La Cgil si troverà dinanzi a un governo con il quale sarà più difficile ottenere quanto indicato nelle nostre piattaforme: la necessità assoluta di discontinuità e cambiamento. Purtroppo le sorti del governo non sono nelle mani del movimento operaio. Non ci sono in Parlamento forze politiche che mettano al centro della loro politica gli interessi materiali, il punto di vista, le aspirazioni sociali di quanti vivono del proprio lavoro. E’ il prodotto, grave, della crisi di quella che fu la sinistra italiana con i suoi partiti di massa.

Il sindacato confederale, con il suo radicamento sociale, il peso organizzativo, il suo apparato di migliaia di funzionari nelle strutture sindacali e nei servizi, la rete di decine di migliaia di delegati, è tutto ciò che resta di vivo e operante di quella storia. L’unico modo di stare dentro la crisi della politica, per la Cgil, è di tenersi forte la propria autonomia, rifuggendo dal richiamo – avanzato da più parti – a nuovi patti “sociali” o concertativi.

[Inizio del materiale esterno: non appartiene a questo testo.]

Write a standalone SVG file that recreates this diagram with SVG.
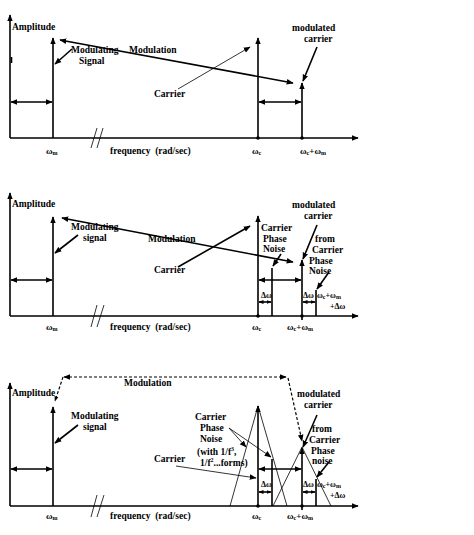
<svg xmlns="http://www.w3.org/2000/svg" width="474" height="535" viewBox="0 0 474 535">
<style>
text{font-family:"Liberation Serif","Times New Roman",serif;font-weight:bold;font-size:9.5px;fill:#000}
.s{font-size:8px}
.w{font-size:9px}
.sub{font-size:6px}
.ln{stroke:#000;stroke-width:1.6;fill:none}
.th{stroke:#000;stroke-width:0.8;fill:none}
.ds{stroke:#000;stroke-width:1.2;fill:none;stroke-dasharray:3,2}
</style>
<defs>
<marker id="ah" viewBox="0 0 10 10" refX="9" refY="5" markerWidth="7" markerHeight="7" markerUnits="userSpaceOnUse" orient="auto-start-reverse"><path d="M0,1 L10,5 L0,9 z" fill="#000"/></marker>
<marker id="as" viewBox="0 0 10 10" refX="9" refY="5" markerWidth="5" markerHeight="5" markerUnits="userSpaceOnUse" orient="auto-start-reverse"><path d="M0,1 L10,5 L0,9 z" fill="#000"/></marker>
</defs>

<!-- Panel 1 -->
<g id="panel1-connectors">
<path class="ln" d="M10,138 V15" marker-end="url(#ah)"/>
<path class="ln" d="M10,138 H358" marker-end="url(#ah)"/>
<path class="ln" d="M11.5,57 V63"/>
<path class="ln" d="M53,138 V38" marker-end="url(#ah)"/>
<path class="ln" d="M11,102 H52" marker-start="url(#ah)" marker-end="url(#ah)"/>
<path class="ln" d="M72,49 L55,64" marker-end="url(#ah)"/>
<path class="ln" d="M60,40 L293,83" marker-start="url(#ah)" marker-end="url(#ah)"/>
<path class="th" d="M178,89 L250,47" marker-end="url(#ah)"/>
<path class="ln" d="M258,138 V38" marker-end="url(#ah)"/>
<path class="ln" d="M302,138 V83" marker-end="url(#ah)"/>
<path class="ln" d="M259,102 H301" marker-start="url(#ah)" marker-end="url(#ah)"/>
<path class="ln" d="M317,47 L303,81" marker-end="url(#ah)"/>
<path class="th" d="M91,148 L97,128 M97,148 L103,128"/>
<circle cx="258" cy="138" r="1.8"/><circle cx="302" cy="138" r="1.8"/>
</g>
<g id="panel1-labels">
<text x="12" y="30">Amplitude</text>
<text x="71" y="53">Modulating</text>
<text x="79" y="64">Signal</text>
<text x="129" y="53">Modulation</text>
<text x="154" y="97">Carrier</text>
<text x="292" y="31">modulated</text>
<text x="304" y="42">carrier</text>
<text x="46" y="154" class="w">ω<tspan class="sub" dy="1">m</tspan></text>
<text x="110" y="154" xml:space="preserve">frequency  (rad/sec)</text>
<text x="252" y="154" class="w">ω<tspan class="sub" dy="1">c</tspan></text>
<text x="300" y="154" class="w">ω<tspan class="sub" dy="1">c</tspan><tspan dy="-1">+ω</tspan><tspan class="sub" dy="1">m</tspan></text>
</g>

<!-- Panel 2 -->
<g id="panel2-connectors">
<path class="ln" d="M10,316 V193" marker-end="url(#ah)"/>
<path class="ln" d="M10,316 H358" marker-end="url(#ah)"/>
<path class="ln" d="M53,316 V217" marker-end="url(#ah)"/>
<path class="ln" d="M11,280 H52" marker-start="url(#ah)" marker-end="url(#ah)"/>
<path class="ln" d="M78,235 L55,253" marker-end="url(#ah)"/>
<path class="ln" d="M62,218 L293,262" marker-start="url(#ah)" marker-end="url(#ah)"/>
<path class="ln" d="M178,267 L250,226" marker-end="url(#ah)"/>
<path class="ln" d="M258,316 V216" marker-end="url(#ah)"/>
<path class="ln" d="M272,316 V268"/>
<path class="ln" d="M281,254 L273,266" marker-end="url(#ah)"/>
<path class="ln" d="M302,320 V260" marker-end="url(#ah)"/>
<path class="ln" d="M317,225 L303,259" marker-end="url(#ah)"/>
<path class="ln" d="M259,280 H301" marker-start="url(#ah)" marker-end="url(#ah)"/>
<path class="ln" d="M316,316 V290"/>
<path class="ln" d="M329,272 L317,289" marker-end="url(#ah)"/>
<path class="ln" d="M259,302 H271" marker-start="url(#as)" marker-end="url(#as)"/>
<path class="ln" d="M303,302 H315" marker-start="url(#as)" marker-end="url(#as)"/>
<path class="th" d="M91,327 L97,305 M97,327 L104,305"/>
<circle cx="258" cy="316" r="1.8"/><circle cx="302" cy="316" r="1.8"/>
</g>
<g id="panel2-labels">
<text x="12" y="207">Amplitude</text>
<text x="71" y="230">Modulating</text>
<text x="83" y="241">signal</text>
<text x="148" y="242">Modulation</text>
<text x="154" y="273">Carrier</text>
<text x="261" y="231">Carrier</text>
<text x="263" y="242">Phase</text>
<text x="263" y="252">Noise</text>
<text x="292" y="208">modulated</text>
<text x="304" y="219">carrier</text>
<text x="315" y="242">from</text>
<text x="312" y="253">Carrier</text>
<text x="309" y="264">Phase</text>
<text x="309" y="274">Noise</text>
<text x="261" y="298" class="s">Δω</text>
<text x="303" y="298" class="s">Δω</text>
<text x="317" y="298" class="s">ω<tspan class="sub" dy="1">c</tspan><tspan dy="-1">+ω</tspan><tspan class="sub" dy="1">m</tspan></text>
<text x="330" y="309" class="s">+Δω</text>
<text x="46" y="330" class="w">ω<tspan class="sub" dy="1">m</tspan></text>
<text x="110" y="330" xml:space="preserve">frequency  (rad/sec)</text>
<text x="252" y="330" class="w">ω<tspan class="sub" dy="1">c</tspan></text>
<text x="287" y="330" class="w">ω<tspan class="sub" dy="1">c</tspan><tspan dy="-1">+ω</tspan><tspan class="sub" dy="1">m</tspan></text>
</g>

<!-- Panel 3 -->
<g id="panel3-connectors">
<path class="ln" d="M10,506 V383" marker-end="url(#ah)"/>
<path class="ln" d="M10,506 H358" marker-end="url(#ah)"/>
<path class="ln" d="M53,506 V407" marker-end="url(#ah)"/>
<path class="ds" d="M63,377 L55,401" marker-end="url(#as)"/>
<path class="ds" d="M64,377 H286" marker-start="url(#ah)" marker-end="url(#ah)"/>
<path class="ds" d="M288,378 L302,441" marker-end="url(#ah)"/>
<path class="ln" d="M11,469 H52" marker-start="url(#ah)" marker-end="url(#ah)"/>
<path class="ln" d="M78,425 L55,443" marker-end="url(#ah)"/>
<path class="th" d="M230,506 L258,406 L287,506"/>
<path class="th" d="M273,506 L302,447 L331,506"/>
<path class="ln" d="M258,506 V406" marker-end="url(#ah)"/>
<path class="ln" d="M272,506 V459"/>
<path class="ln" d="M302,510 V448" marker-end="url(#ah)"/>
<path class="ln" d="M316,506 V479"/>
<path class="ln" d="M259,469 H301" marker-start="url(#ah)" marker-end="url(#ah)"/>
<path class="ln" d="M259,492 H271" marker-start="url(#as)" marker-end="url(#as)"/>
<path class="ln" d="M303,492 H315" marker-start="url(#as)" marker-end="url(#as)"/>
<path class="th" d="M176,466 L256,478" marker-end="url(#ah)"/>
<path class="th" d="M229,428 L246,447" marker-end="url(#ah)"/>
<path class="th" d="M229,428 L271,457" marker-end="url(#ah)"/>
<path class="ln" d="M317,415 L303,447" marker-end="url(#ah)"/>
<path class="ln" d="M329,462 L317,477" marker-end="url(#ah)"/>
<path class="th" d="M91,517 L97,495 M97,517 L104,495"/>
<circle cx="258" cy="506" r="1.8"/><circle cx="302" cy="506" r="1.8"/>
</g>
<g id="panel3-labels">
<text x="12" y="396">Amplitude</text>
<text x="124" y="386">Modulation</text>
<text x="71" y="419">Modulating</text>
<text x="83" y="430">signal</text>
<text x="154" y="462">Carrier</text>
<text x="195" y="420">Carrier</text>
<text x="200" y="431">Phase</text>
<text x="200" y="442">Noise</text>
<text x="197" y="455">(with 1/f<tspan class="sub" dy="-4">3</tspan><tspan dy="4">,</tspan></text>
<text x="200" y="466">1/f<tspan class="sub" dy="-4">2</tspan><tspan dy="4">...forms)</tspan></text>
<text x="297" y="397">modulated</text>
<text x="304" y="408">carrier</text>
<text x="312" y="432">from</text>
<text x="309" y="443">Carrier</text>
<text x="311" y="454">Phase</text>
<text x="312" y="464">noise</text>
<text x="261" y="487" class="s">Δω</text>
<text x="303" y="487" class="s">Δω</text>
<text x="317" y="487" class="s">ω<tspan class="sub" dy="1">c</tspan><tspan dy="-1">+ω</tspan><tspan class="sub" dy="1">m</tspan></text>
<text x="330" y="498" class="s">+Δω</text>
<text x="46" y="519" class="w">ω<tspan class="sub" dy="1">m</tspan></text>
<text x="110" y="519" xml:space="preserve">frequency  (rad/sec)</text>
<text x="252" y="519" class="w">ω<tspan class="sub" dy="1">c</tspan></text>
<text x="287" y="519" class="w">ω<tspan class="sub" dy="1">c</tspan><tspan dy="-1">+ω</tspan><tspan class="sub" dy="1">m</tspan></text>
</g>
</svg>
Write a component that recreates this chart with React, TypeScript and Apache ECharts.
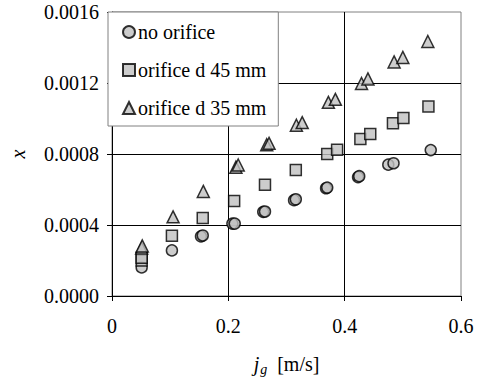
import React, { useEffect, useRef } from "react";
import * as echarts from "echarts";

const seriesNames = ["no orifice", "orifice d 45 mm", "orifice d 35 mm"];

const noOrificeX = [0.051, 0.103, 0.153, 0.156, 0.207, 0.211, 0.26, 0.263, 0.313, 0.316, 0.368, 0.37, 0.423, 0.425, 0.475, 0.484, 0.548];
const noOrificeY = [0.000161, 0.000257, 0.000336, 0.000341, 0.000408, 0.000408, 0.000474, 0.000476, 0.00054, 0.000545, 0.000607, 0.000611, 0.00067, 0.000675, 0.00074, 0.000748, 0.000822];

const d45X = [0.051, 0.051, 0.103, 0.156, 0.21, 0.263, 0.316, 0.37, 0.387, 0.427, 0.444, 0.483, 0.501, 0.544];
const d45Y = [0.0002, 0.000216, 0.00034, 0.00044, 0.000535, 0.000627, 0.00071, 0.0008, 0.000824, 0.000884, 0.000912, 0.000973, 0.001003, 0.001067];

const d35X = [0.051, 0.052, 0.105, 0.157, 0.213, 0.217, 0.266, 0.27, 0.317, 0.327, 0.372, 0.384, 0.429, 0.44, 0.485, 0.5, 0.543];
const d35Y = [0.00027, 0.000282, 0.000446, 0.000589, 0.000726, 0.000738, 0.000852, 0.00086, 0.000962, 0.000977, 0.001091, 0.001108, 0.001197, 0.001223, 0.001319, 0.001344, 0.001434];

const xTicks = { min: 0, max: 0.6, interval: 0.2 };
const yTicks = { min: 0, max: 0.0016, interval: 0.0004 };

const FONT = "Liberation Serif, Times New Roman, DejaVu Serif, serif";

function zip(xs: number[], ys: number[]) {
  return xs.map((x, i) => [x, ys[i]]);
}

export default function App() {
  const ref = useRef<HTMLDivElement>(null);
  useEffect(() => {
    if (!ref.current) return;
    const chart = echarts.init(ref.current, null, { renderer: "svg" });
    const markerStyle = { color: "#c0c0c0", borderColor: "#000", borderWidth: 1.5 };
    chart.setOption({
      animation: false,
      backgroundColor: "#fff",
      textStyle: { fontFamily: FONT },
      grid: {
        left: 105,
        right: 19,
        top: 12,
        bottom: 83,
        show: true,
        borderColor: "#808080",
        borderWidth: 1,
      },
      legend: {
        orient: "vertical",
        left: 108,
        top: 12,
        padding: [10, 12, 8, 14],
        itemGap: 18,
        itemWidth: 12,
        itemHeight: 12,
        backgroundColor: "#fff",
        borderColor: "#808080",
        borderWidth: 1,
        borderRadius: 0,
        textStyle: { fontFamily: FONT, fontSize: 20, color: "#000", padding: [0, 0, 0, -2] },
        data: [
          { name: seriesNames[0], icon: "circle" },
          { name: seriesNames[1], icon: "rect" },
          { name: seriesNames[2], icon: "triangle" },
        ],
      },
      xAxis: {
        type: "value",
        min: xTicks.min,
        max: xTicks.max,
        interval: xTicks.interval,
        axisLine: { show: true, onZero: false, lineStyle: { color: "#000", width: 1 } },
        axisTick: { show: true, inside: false, length: 5, lineStyle: { color: "#000" } },
        axisLabel: {
          fontFamily: FONT,
          fontSize: 20,
          color: "#000",
          margin: 20,
          formatter: (v: number) => (v === 0 ? "0" : v.toFixed(1)),
        },
        splitLine: { show: true, showMinLine: false, showMaxLine: false, lineStyle: { color: "#000", width: 1 } },
        name: "{i|j}{sub|g}{n|  [m/s]}",
        nameLocation: "middle",
        nameGap: 56,
        nameTextStyle: {
          fontFamily: FONT,
          fontSize: 20,
          color: "#000",
          rich: {
            i: { fontFamily: FONT, fontSize: 20, fontStyle: "italic", color: "#000" },
            sub: { fontFamily: FONT, fontSize: 14, fontStyle: "italic", color: "#000", padding: [10, 0, 0, 1] },
            n: { fontFamily: FONT, fontSize: 20, color: "#000" },
          },
        },
      },
      yAxis: {
        type: "value",
        min: yTicks.min,
        max: yTicks.max,
        interval: yTicks.interval,
        axisLine: { show: true, onZero: false, lineStyle: { color: "#000", width: 1 } },
        axisTick: { show: true, inside: false, length: 5, lineStyle: { color: "#000" } },
        axisLabel: {
          fontFamily: FONT,
          fontSize: 20,
          color: "#000",
          margin: 13,
          formatter: (v: number) => v.toFixed(4),
        },
        splitLine: { show: true, showMinLine: false, showMaxLine: false, lineStyle: { color: "#000", width: 1 } },
        name: "x",
        nameLocation: "middle",
        nameGap: 84,
        nameRotate: 90,
        nameTextStyle: { fontFamily: FONT, fontSize: 20, fontStyle: "italic", color: "#000" },
      },
      series: [
        {
          name: seriesNames[0],
          type: "scatter",
          symbol: "circle",
          symbolSize: 11,
          itemStyle: markerStyle,
          data: zip(noOrificeX, noOrificeY),
          z: 3,
        },
        {
          name: seriesNames[1],
          type: "scatter",
          symbol: "rect",
          symbolSize: 11,
          itemStyle: markerStyle,
          data: zip(d45X, d45Y),
          z: 3,
        },
        {
          name: seriesNames[2],
          type: "scatter",
          symbol: "triangle",
          symbolSize: 12,
          itemStyle: markerStyle,
          data: zip(d35X, d35Y),
          z: 3,
        },
      ],
    });
    return () => chart.dispose();
  }, []);
  return (
    <div
      ref={ref}
      style={{ position: "absolute", left: 0, top: 0, width: 480, height: 381 }}
    />
  );
}
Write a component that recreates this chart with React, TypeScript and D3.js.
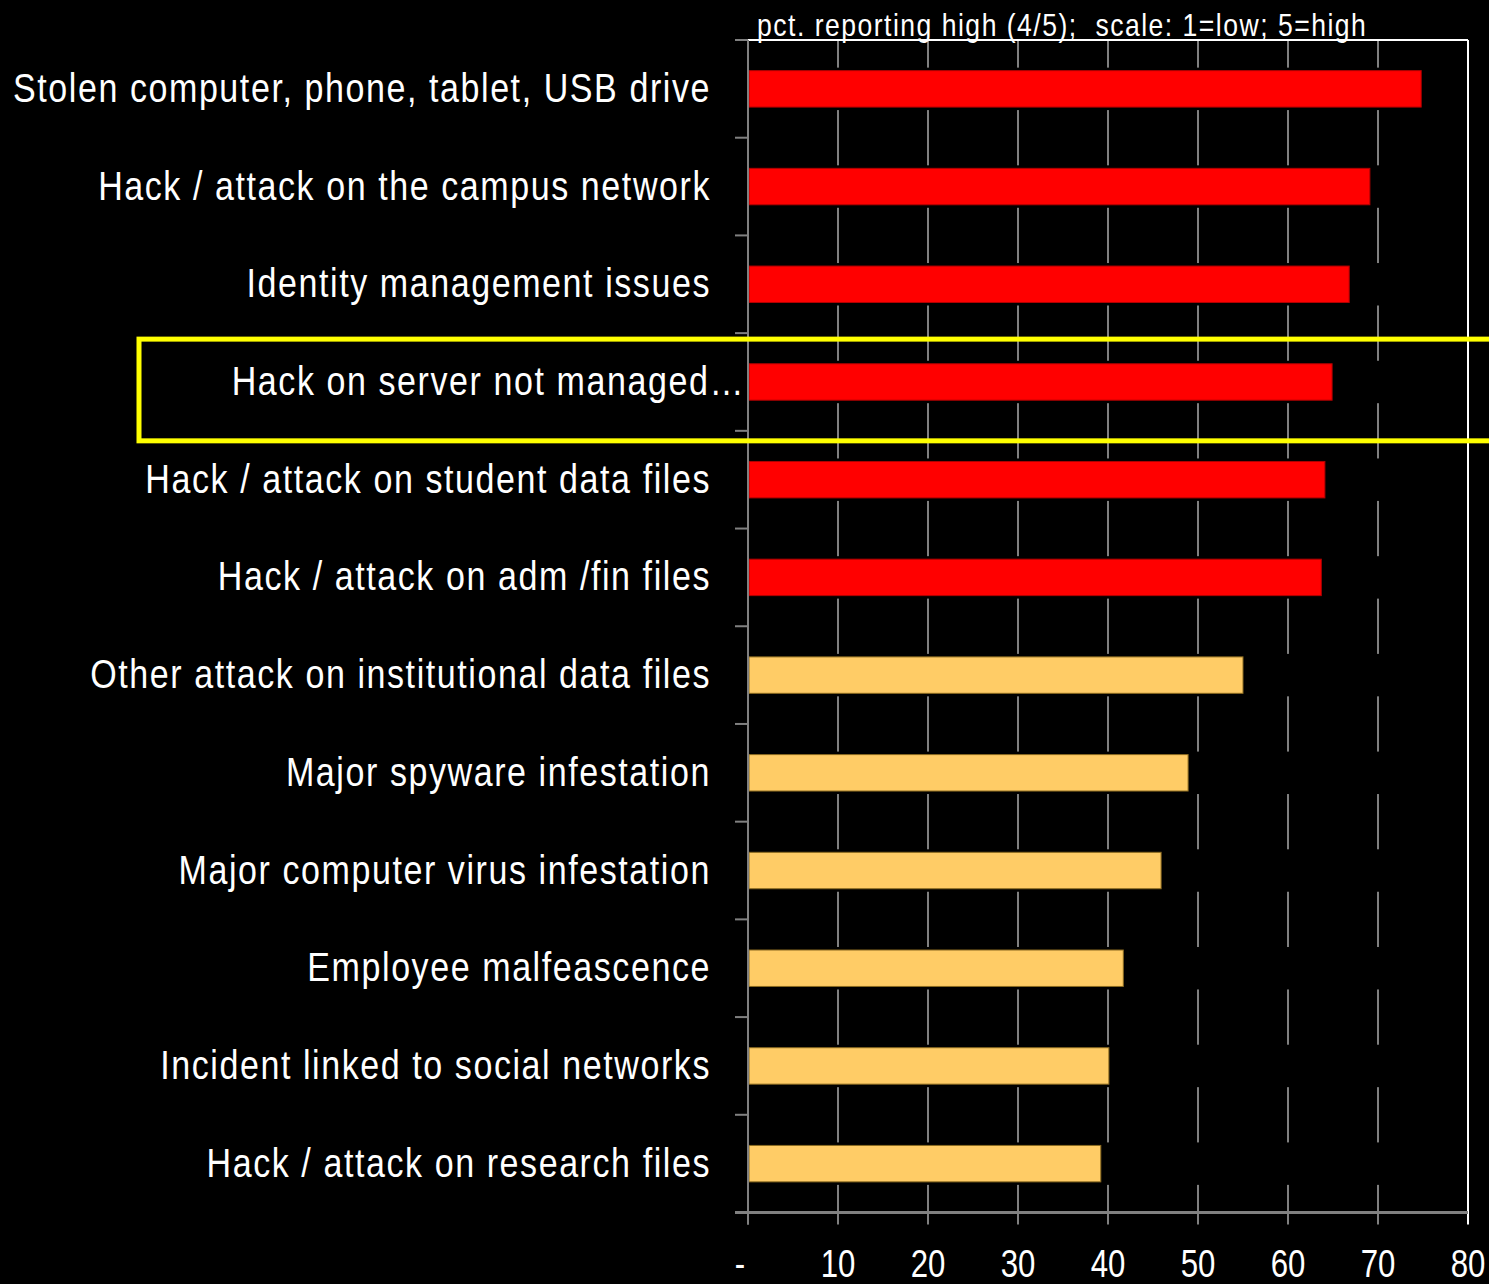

Tutt’altro della conquista del necessario confronto per imporre che il Piano di ripresa e resilienza contenga obiettivi chiari e verificabili di nuova occupazione, stabile e di qualità, prima di tutto grazie all’intervento diretto pubblico nei settori strategici, nella riconversione ecologica, e nella pubblica amministrazione.

Proroga del blocco dei licenziamenti e degli sfratti, ammortizzatori universali, contratti di lavoro, riduzione e redistribuzione degli orari di lavoro, nel quadro delineato dal Piano del Lavoro e dalla Carta dei Diritti, da tempo proposti dalla Cgil, sono i terreni su cui la nostra confederazione deve misurare qualsiasi governo, mettendo subito in campo – nonostante le difficoltà dovute alla pandemia – i necessari livelli di mobilitazione e conflitto.

Saremo giudicati – come sempre – per la nostra capacità e coerenza nel rappresentare i bisogni e i diritti di lavoratrici e lavoratori, pensionate e pensionati, giovani precari e in cerca di lavoro. Con il senso di responsabilità di un sindacato generale che guarda al bene comune a partire dalle persone che rappresenta, che sono l’asse portante della democrazia e del benessere del Paese.